** What you are asked to do **
Everything from the first line down to the line containing "const chanceY = [0, 1];" is to be retyped exactly, both ends included, with pictures left out.

[start of Information supplied]

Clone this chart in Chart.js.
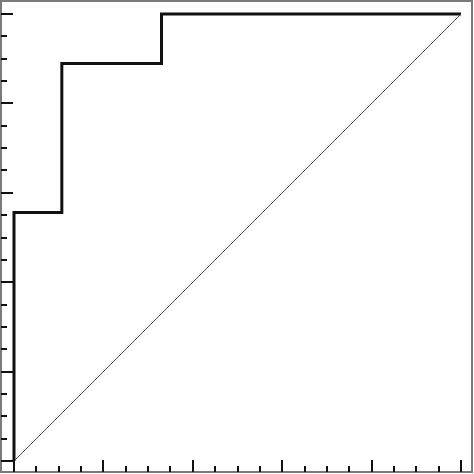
<!DOCTYPE html>
<html>
<head>
<meta charset="utf-8">
<script src="https://cdn.jsdelivr.net/npm/chart.js@4"></script>
<style>
  html, body { margin: 0; padding: 0; background: #fff; }
  #wrap { width: 474px; height: 474px; }
</style>
</head>
<body>
<div id="wrap"><canvas id="rocChart" width="474" height="474"></canvas></div>
<script>
// ROC curve
const fpr = [0, 0, 0.107, 0.107, 0.33, 0.33, 1];
const tpr = [0, 0.556, 0.556, 0.889, 0.889, 1, 1];
const chanceX = [0, 1];
const chanceY = [0, 1];

// tick marks (no labels on either axis)
const majorTicks = [0, 0.2, 0.4, 0.6, 0.8, 1];
const minorTicks = [0.05, 0.1, 0.15, 0.25, 0.3, 0.35, 0.45, 0.5, 0.55,
                    0.65, 0.7, 0.75, 0.85, 0.9, 0.95];

function toPoints(xs, ys) {
    return xs.map((x, i) => ({ x: x, y: ys[i] }));
}

// frame round the whole plot and inward ticks on left and bottom
const framePlugin = {
    id: 'frame',
    afterDraw(chart) {
        const ctx = chart.ctx;
        const area = chart.chartArea;
        const xs = chart.scales.x;
        const ys = chart.scales.y;
        const left = area.left - 13, right = area.right + 11;
        const top = area.top - 13, bottom = area.bottom + 11;

        ctx.save();
        ctx.strokeStyle = '#7a7a7a';
        ctx.lineWidth = 2;
        ctx.strokeRect(left, top, right - left, bottom - top);

        ctx.strokeStyle = '#111';
        ctx.lineWidth = 2;
        ctx.beginPath();
        majorTicks.concat(minorTicks).forEach(v => {
            const len = majorTicks.includes(v) ? 12 : 6;
            const py = Math.round(ys.getPixelForValue(v));
            ctx.moveTo(left, py);
            ctx.lineTo(left + len, py);
            const px = Math.round(xs.getPixelForValue(v));
            ctx.moveTo(px, bottom);
            ctx.lineTo(px, bottom - len);
        });
        ctx.stroke();
        ctx.restore();
    }
};

function initRocChart() {
    const ctx = document.getElementById('rocChart').getContext('2d');
    new Chart(ctx, {
        type: 'scatter',
        data: {
            datasets: [{
                data: toPoints(chanceX, chanceY),
                showLine: true,
                borderColor: '#555',
                borderWidth: 1,
                pointRadius: 0,
                clip: false
            }, {
                data: toPoints(fpr, tpr),
                showLine: true,
                borderColor: '#111',
                borderWidth: 3,
                borderJoinStyle: 'miter',
                pointRadius: 0,
                clip: false
            }]
        },
        options: {
            responsive: false,
            animation: false,
            layout: { padding: { left: 14, top: 14, right: 13, bottom: 13 } },
            plugins: {
                legend: { display: false },
                tooltip: { enabled: false }
            },
            scales: {
                x: { type: 'linear', min: 0, max: 1, display: false },
                y: { type: 'linear', min: 0, max: 1, display: false }
            }
        },
        plugins: [framePlugin]
    });
}

initRocChart();
</script>
</body>
</html>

[end of Information supplied]

** Result of the task **
Clone this chart in Chart.js.
<!DOCTYPE html>
<html>
<head>
<meta charset="utf-8">
<script src="https://cdn.jsdelivr.net/npm/chart.js@4"></script>
<style>
  html, body { margin: 0; padding: 0; background: #fff; }
  #wrap { width: 474px; height: 474px; }
</style>
</head>
<body>
<div id="wrap"><canvas id="rocChart" width="474" height="474"></canvas></div>
<script>
// ROC curve
const fpr = [0, 0, 0.107, 0.107, 0.33, 0.33, 1];
const tpr = [0, 0.556, 0.556, 0.889, 0.889, 1, 1];
const chanceX = [0, 1];
const chanceY = [0, 1];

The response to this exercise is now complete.